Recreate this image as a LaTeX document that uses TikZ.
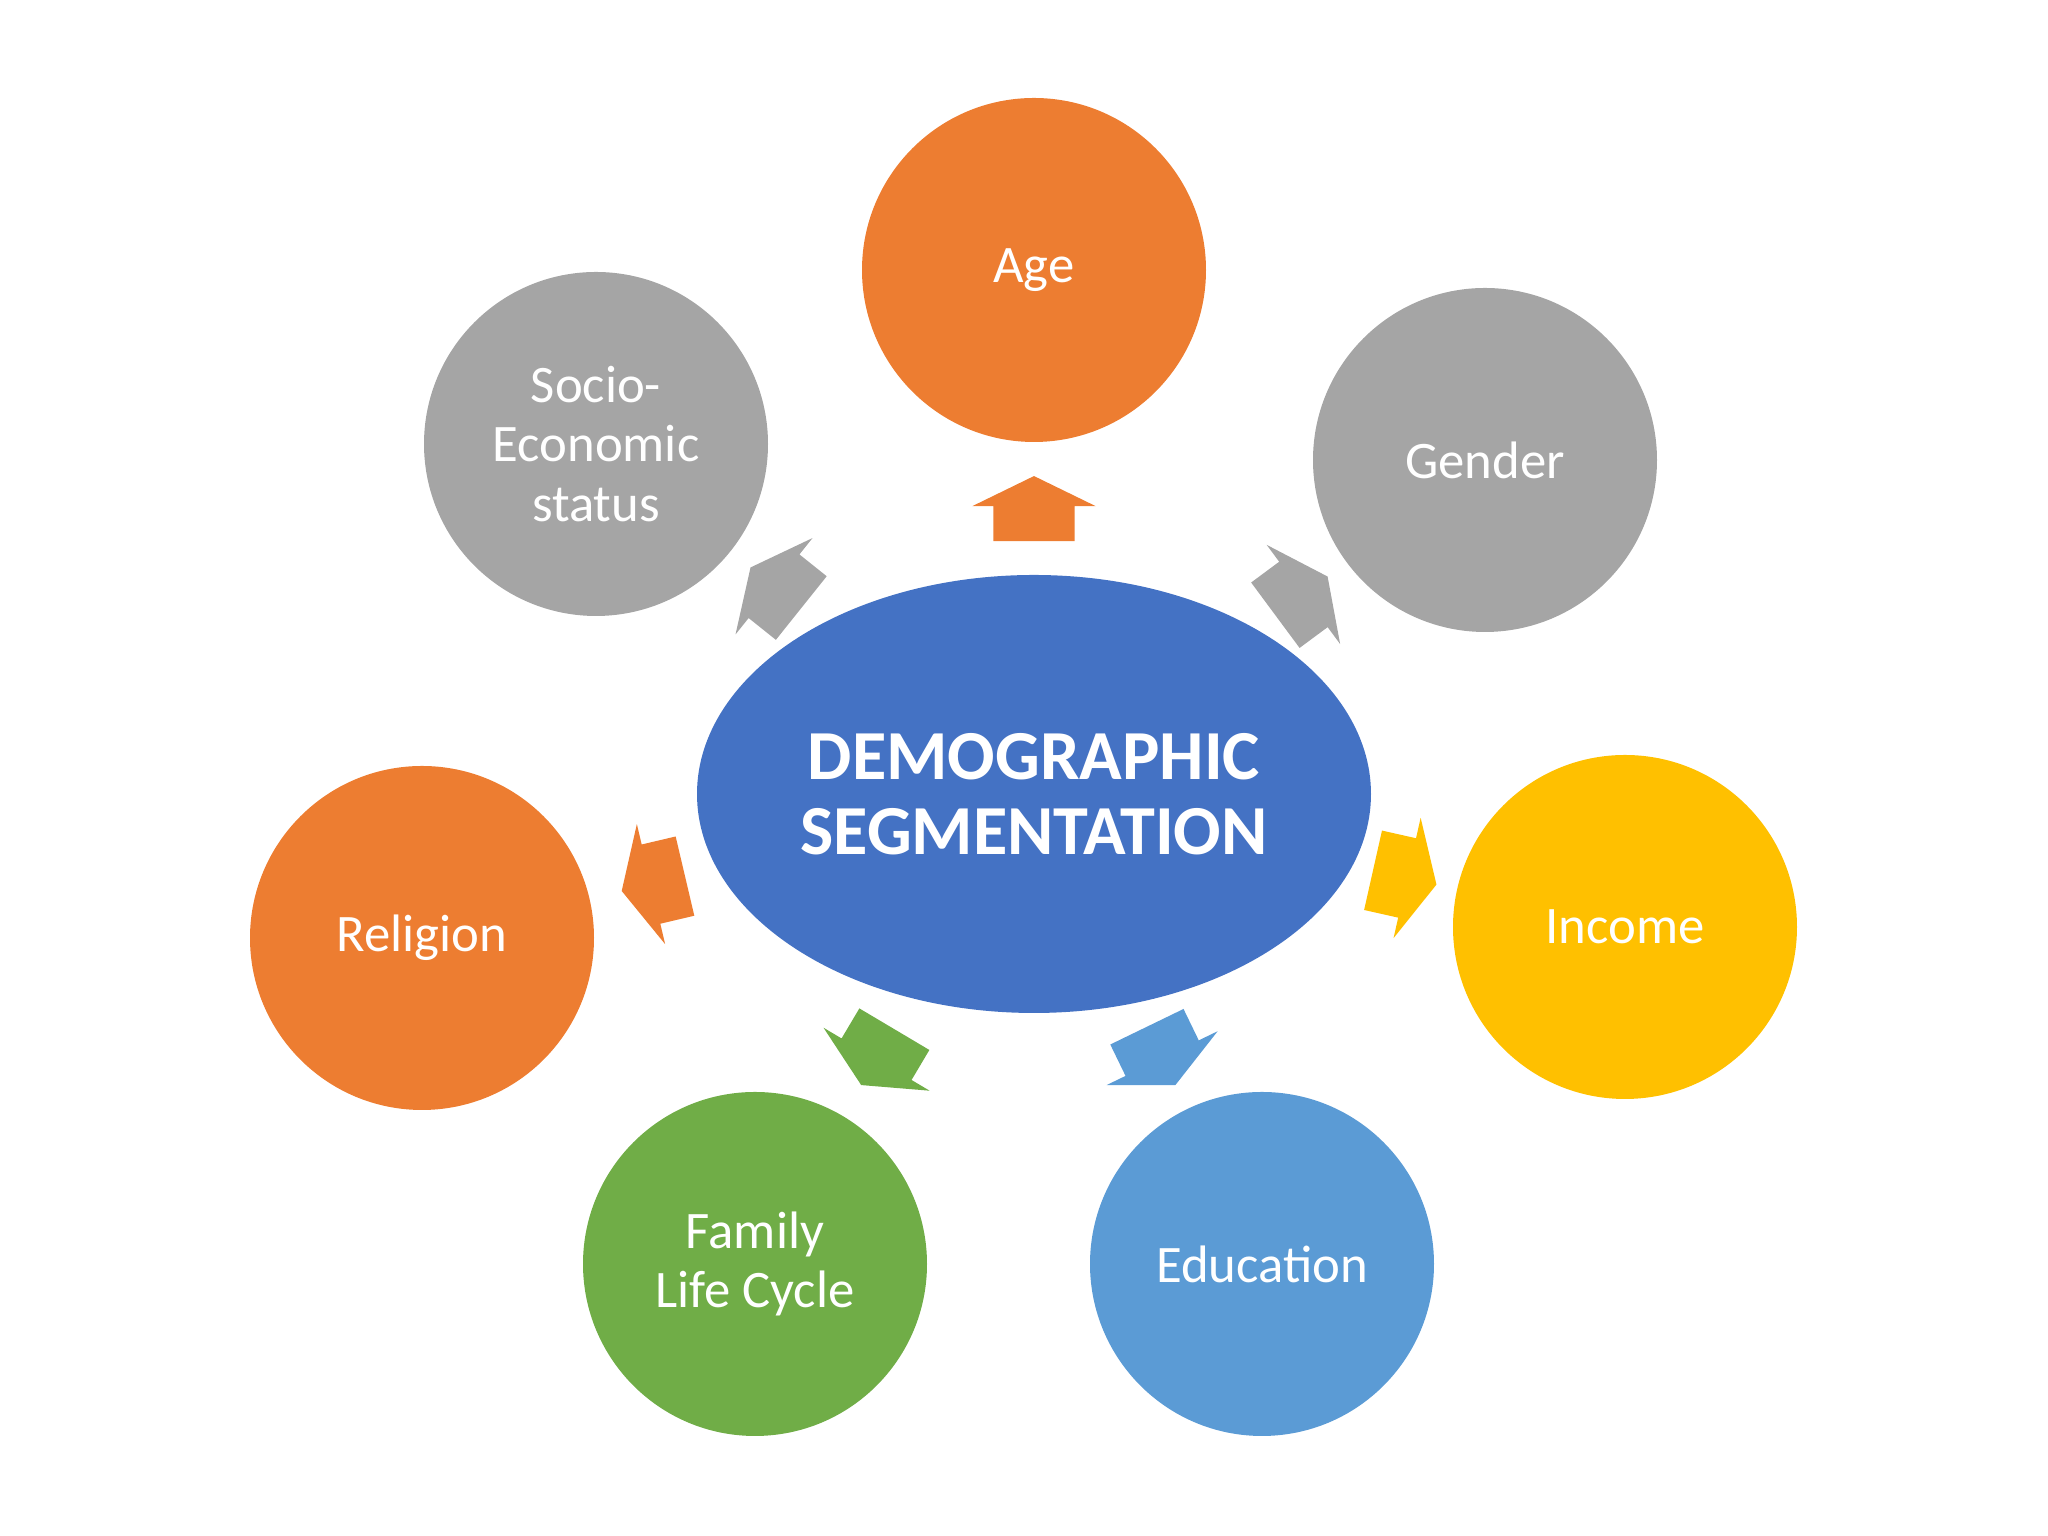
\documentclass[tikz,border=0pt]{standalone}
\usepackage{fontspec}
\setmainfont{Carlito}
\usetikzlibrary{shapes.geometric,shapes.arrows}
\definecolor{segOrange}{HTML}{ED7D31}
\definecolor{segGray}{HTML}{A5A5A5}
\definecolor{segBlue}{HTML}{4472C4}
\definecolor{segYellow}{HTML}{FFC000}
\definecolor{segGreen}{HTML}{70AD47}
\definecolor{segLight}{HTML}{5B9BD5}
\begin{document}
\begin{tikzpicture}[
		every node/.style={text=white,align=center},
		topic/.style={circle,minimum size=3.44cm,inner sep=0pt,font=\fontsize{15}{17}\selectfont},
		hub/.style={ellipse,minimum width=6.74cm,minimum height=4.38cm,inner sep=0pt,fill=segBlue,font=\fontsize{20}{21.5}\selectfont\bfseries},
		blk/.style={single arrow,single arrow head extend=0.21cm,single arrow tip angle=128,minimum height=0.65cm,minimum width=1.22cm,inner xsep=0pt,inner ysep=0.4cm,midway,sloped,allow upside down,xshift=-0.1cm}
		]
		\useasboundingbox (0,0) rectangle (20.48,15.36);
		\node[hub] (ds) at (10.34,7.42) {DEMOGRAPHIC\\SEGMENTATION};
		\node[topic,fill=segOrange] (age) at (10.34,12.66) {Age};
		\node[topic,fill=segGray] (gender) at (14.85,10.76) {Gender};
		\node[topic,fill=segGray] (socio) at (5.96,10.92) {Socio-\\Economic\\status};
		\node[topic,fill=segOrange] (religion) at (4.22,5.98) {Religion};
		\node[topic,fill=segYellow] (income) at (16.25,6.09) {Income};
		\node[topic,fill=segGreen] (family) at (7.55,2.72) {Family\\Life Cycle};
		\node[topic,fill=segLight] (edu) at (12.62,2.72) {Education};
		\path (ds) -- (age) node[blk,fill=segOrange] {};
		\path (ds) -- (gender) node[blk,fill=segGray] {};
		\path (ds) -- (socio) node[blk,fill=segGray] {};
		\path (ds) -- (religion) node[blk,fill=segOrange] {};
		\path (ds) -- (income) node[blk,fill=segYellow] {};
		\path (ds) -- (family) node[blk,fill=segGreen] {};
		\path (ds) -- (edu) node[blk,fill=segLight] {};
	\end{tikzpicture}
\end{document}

Instruction = Set down the material above as is, without any pictures.

Completed task =
Recreate this image as a LaTeX document that uses TikZ.
\documentclass[tikz,border=0pt]{standalone}
\usepackage{fontspec}
\setmainfont{Carlito}
\usetikzlibrary{shapes.geometric,shapes.arrows}
\definecolor{segOrange}{HTML}{ED7D31}
\definecolor{segGray}{HTML}{A5A5A5}
\definecolor{segBlue}{HTML}{4472C4}
\definecolor{segYellow}{HTML}{FFC000}
\definecolor{segGreen}{HTML}{70AD47}
\definecolor{segLight}{HTML}{5B9BD5}
\begin{document}
\begin{tikzpicture}[
		every node/.style={text=white,align=center},
		topic/.style={circle,minimum size=3.44cm,inner sep=0pt,font=\fontsize{15}{17}\selectfont},
		hub/.style={ellipse,minimum width=6.74cm,minimum height=4.38cm,inner sep=0pt,fill=segBlue,font=\fontsize{20}{21.5}\selectfont\bfseries},
		blk/.style={single arrow,single arrow head extend=0.21cm,single arrow tip angle=128,minimum height=0.65cm,minimum width=1.22cm,inner xsep=0pt,inner ysep=0.4cm,midway,sloped,allow upside down,xshift=-0.1cm}
		]
		\useasboundingbox (0,0) rectangle (20.48,15.36);
		\node[hub] (ds) at (10.34,7.42) {DEMOGRAPHIC\\SEGMENTATION};
		\node[topic,fill=segOrange] (age) at (10.34,12.66) {Age};
		\node[topic,fill=segGray] (gender) at (14.85,10.76) {Gender};
		\node[topic,fill=segGray] (socio) at (5.96,10.92) {Socio-\\Economic\\status};
		\node[topic,fill=segOrange] (religion) at (4.22,5.98) {Religion};
		\node[topic,fill=segYellow] (income) at (16.25,6.09) {Income};
		\node[topic,fill=segGreen] (family) at (7.55,2.72) {Family\\Life Cycle};
		\node[topic,fill=segLight] (edu) at (12.62,2.72) {Education};
		\path (ds) -- (age) node[blk,fill=segOrange] {};
		\path (ds) -- (gender) node[blk,fill=segGray] {};
		\path (ds) -- (socio) node[blk,fill=segGray] {};
		\path (ds) -- (religion) node[blk,fill=segOrange] {};
		\path (ds) -- (income) node[blk,fill=segYellow] {};
		\path (ds) -- (family) node[blk,fill=segGreen] {};
		\path (ds) -- (edu) node[blk,fill=segLight] {};
	\end{tikzpicture}
\end{document}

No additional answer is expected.